For employees, this makes your employer’s reimbursement policy the whole ballgame. If your company doesn’t reimburse incidental travel costs or provide a per diem allowance, those tips and small fees come out of your own pocket with no tax benefit. It’s worth checking whether your employer offers a per diem option, since even the $5 daily incidentals-only rate eliminates the need to absorb those costs entirely.

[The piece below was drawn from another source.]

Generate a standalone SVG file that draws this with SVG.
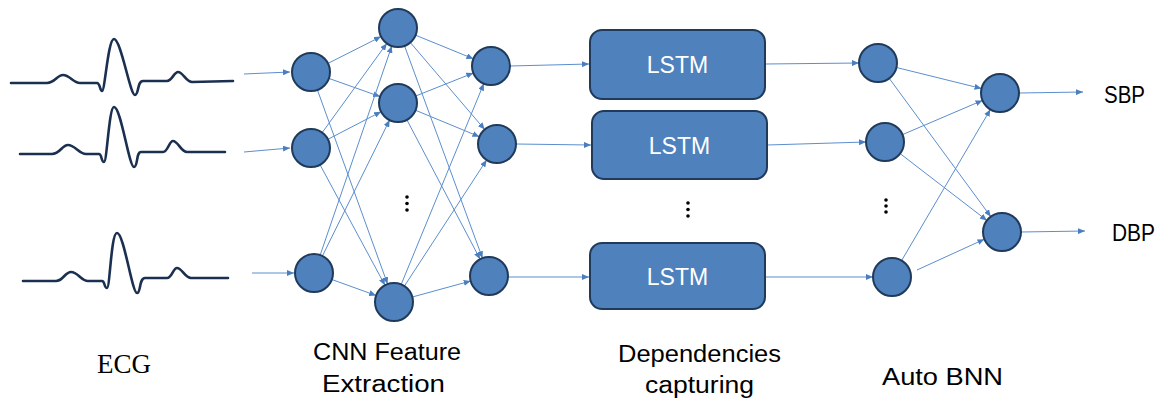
<svg xmlns="http://www.w3.org/2000/svg" width="1160" height="402" viewBox="0 0 1160 402">
<defs>
<marker id="ah" markerUnits="userSpaceOnUse" markerWidth="8" markerHeight="6" refX="7" refY="3" orient="auto">
<path d="M0,0 L7,3 L0,6 Z" fill="#4A7EBF"/>
</marker>
<style>
.n{fill:#4F81BD;stroke:#1F3A5A;stroke-width:2}
.c{stroke:#5B8ECF;stroke-width:1;fill:none;marker-end:url(#ah)}
.ecg{fill:none;stroke:#1B3050;stroke-width:2.6;stroke-linejoin:round;stroke-linecap:round}
.lbl{font-family:"Liberation Sans",Arial,sans-serif;fill:#000}
.lstm{font-family:"Liberation Sans",Arial,sans-serif;fill:#fff;font-size:23px;text-anchor:middle}
.box{fill:#4F81BD;stroke:#1F3A5A;stroke-width:2}
</style>
</defs>
<rect width="1160" height="402" fill="#fff"/>

<g id="ecg">
<path class="ecg" d="M11,83 L47,83 C55,83 57,75 63,75 C70,75 73,83 80,83 L97,83 C100,83 100,91 102,91 C105,91 108,39 114,39 C121,39 130,95 135,95 C139,95 137,81 143,81 L167,81 C172,81 174,72 178,72 C183,72 186,82 192,82 L233,81"/>
<path class="ecg" d="M20,154 L52,154 C60,154 62,145 68,145 C75,145 79,154 86,154 L99,154 C102,154 101,162 104,162 C107,162 109,107 114,107 C121,107 129,167 134,167 C138,167 136,152 141,152 L163,152 C168,152 169,141 173,141 C178,141 181,152 187,152 L225,152"/>
<path class="ecg" d="M23,281 L56,281 C63,281 65,272 71,272 C78,272 81,281 88,281 L102,281 C105,281 104,288 107,288 C110,288 111,233 117,233 C124,233 132,293 137,293 C141,293 139,278 145,278 L167,278 C172,278 173,268 177,268 C182,268 185,278 191,278 L228,278"/>
</g>

<g id="connectors">
<line class="c" x1="244" y1="74" x2="290" y2="72"/>
<line class="c" x1="244" y1="152" x2="290" y2="148"/>
<line class="c" x1="252" y1="273" x2="294" y2="273"/>

<line class="c" x1="328" y1="63.4" x2="381" y2="36.6"/>
<line class="c" x1="328.9" y1="78.4" x2="380.1" y2="96.6"/>
<line class="c" x1="317.4" y1="89.9" x2="387.6" y2="284.1"/>
<line class="c" x1="322.2" y1="132.6" x2="386.8" y2="43.4"/>
<line class="c" x1="327.9" y1="139.3" x2="381.1" y2="111.7"/>
<line class="c" x1="320" y1="164.7" x2="385" y2="285.3"/>
<line class="c" x1="320.2" y1="255" x2="391.8" y2="46"/>
<line class="c" x1="322.4" y1="256" x2="389.6" y2="120"/>
<line class="c" x1="331.9" y1="279.5" x2="376.1" y2="295.5"/>

<line class="c" x1="415.6" y1="35.2" x2="473.4" y2="58.8"/>
<line class="c" x1="410.3" y1="42.5" x2="484.7" y2="129.5"/>
<line class="c" x1="404.5" y1="45.8" x2="482.5" y2="258.2"/>
<line class="c" x1="415.7" y1="96" x2="473.3" y2="73"/>
<line class="c" x1="415.6" y1="110.3" x2="479.4" y2="136.7"/>
<line class="c" x1="406.9" y1="119.8" x2="480.1" y2="259.2"/>
<line class="c" x1="401.2" y1="284.4" x2="483.8" y2="83.6"/>
<line class="c" x1="404.4" y1="286.1" x2="486.6" y2="160"/>
<line class="c" x1="412.3" y1="297" x2="470.7" y2="281"/>

<line class="c" x1="510" y1="66" x2="589" y2="64"/>
<line class="c" x1="516" y1="144" x2="591" y2="145"/>
<line class="c" x1="508" y1="277" x2="589" y2="277"/>

<line class="c" x1="765" y1="64" x2="859" y2="63"/>
<line class="c" x1="767" y1="145" x2="866" y2="142"/>
<line class="c" x1="765" y1="277" x2="873" y2="277"/>

<line class="c" x1="896.5" y1="67.5" x2="981.5" y2="88.5"/>
<line class="c" x1="889.2" y1="78.3" x2="990.8" y2="216.7"/>
<line class="c" x1="902.5" y1="134.6" x2="982.5" y2="100.4"/>
<line class="c" x1="900.1" y1="153.6" x2="986.9" y2="220.4"/>
<line class="c" x1="901.6" y1="260.6" x2="990.4" y2="109.4"/>
<line class="c" x1="917" y1="270" x2="984.4" y2="239.2"/>

<line class="c" x1="1019" y1="93" x2="1083" y2="92"/>
<line class="c" x1="1021" y1="232" x2="1085" y2="231"/>
</g>

<g id="cnn-in-1"><circle class="n" cx="311" cy="72" r="19"/></g>
<g id="cnn-in-2"><circle class="n" cx="311" cy="148" r="19"/></g>
<g id="cnn-in-3"><circle class="n" cx="314" cy="273" r="19"/></g>
<g id="cnn-h-1"><circle class="n" cx="398" cy="28" r="19"/></g>
<g id="cnn-h-2"><circle class="n" cx="398" cy="103" r="19"/></g>
<g id="cnn-h-3"><circle class="n" cx="394" cy="302" r="19"/></g>
<g id="cnn-out-1"><circle class="n" cx="491" cy="66" r="19"/></g>
<g id="cnn-out-2"><circle class="n" cx="497" cy="144" r="19"/></g>
<g id="cnn-out-3"><circle class="n" cx="489" cy="276" r="19"/></g>

<g id="dots-cnn" fill="#000"><circle cx="407" cy="197" r="1.8"/><circle cx="407" cy="203.5" r="1.8"/><circle cx="407" cy="210" r="1.8"/></g>

<g id="lstm-1"><rect class="box" x="590" y="30" width="175" height="69" rx="12"/><text class="lstm" x="677.5" y="73">LSTM</text></g>
<g id="lstm-2"><rect class="box" x="592" y="111" width="175" height="68" rx="12"/><text class="lstm" x="679.5" y="154">LSTM</text></g>
<g id="lstm-3"><rect class="box" x="590" y="243" width="175" height="66" rx="12"/><text class="lstm" x="677.5" y="285">LSTM</text></g>

<g id="dots-lstm" fill="#000"><circle cx="688" cy="203" r="1.8"/><circle cx="688" cy="209.5" r="1.8"/><circle cx="688" cy="216" r="1.8"/></g>

<g id="bnn-1"><circle class="n" cx="878" cy="63" r="19"/></g>
<g id="bnn-2"><circle class="n" cx="885" cy="142" r="19"/></g>
<g id="bnn-3"><circle class="n" cx="892" cy="277" r="19"/></g>
<g id="dots-bnn" fill="#000"><circle cx="886" cy="200" r="1.8"/><circle cx="886" cy="206" r="1.8"/><circle cx="886" cy="212" r="1.8"/></g>
<g id="out-sbp"><circle class="n" cx="1000" cy="93" r="19"/></g>
<g id="out-dbp"><circle class="n" cx="1002" cy="232" r="19"/></g>

<g id="labels">
<text class="lbl" x="1104" y="103" font-size="24" textLength="41" lengthAdjust="spacingAndGlyphs">SBP</text>
<text class="lbl" x="1112" y="241" font-size="24" textLength="43" lengthAdjust="spacingAndGlyphs">DBP</text>
<text x="97" y="373" font-family="'Liberation Serif','Times New Roman',serif" font-size="27" textLength="54" lengthAdjust="spacingAndGlyphs">ECG</text>
<text class="lbl" x="313" y="360" font-size="23" textLength="148" lengthAdjust="spacingAndGlyphs">CNN Feature</text>
<text class="lbl" x="322" y="392" font-size="23" textLength="123" lengthAdjust="spacingAndGlyphs">Extraction</text>
<text class="lbl" x="618" y="362" font-size="23" textLength="163" lengthAdjust="spacingAndGlyphs">Dependencies</text>
<text class="lbl" x="645" y="393" font-size="23" textLength="109" lengthAdjust="spacingAndGlyphs">capturing</text>
<text class="lbl" x="882" y="385" font-size="23" textLength="121" lengthAdjust="spacingAndGlyphs">Auto BNN</text>
</g>
</svg>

The word “incidental” in everyday language means “minor,” which leads people to lump any small travel cost into this category. The IRS doesn’t work that way. Parking fees, tolls, baggage shipping, computer rental, and dry cleaning are all deductible travel expenses, but none are classified as incidentals.2Internal Revenue Service. Topic No. 511, Business Travel Expenses They fall under the broader “ordinary and necessary” business expense umbrella of Internal Revenue Code Section 162.10Office of the Law Revision Counsel. 26 USC 162 – Trade or Business Expenses
The distinction has real consequences. When your employer pays a per diem, that $5 incidental allowance only reimburses the items in the IRS definition. If you tip a bellhop $3 and pay $12 for airport parking, the tip is covered by your incidentals allowance but the parking is a separate expense that needs its own reimbursement or receipt. Treating all small charges as “incidentals” can leave you either under-reimbursed or with gaps in your documentation that surface during an audit.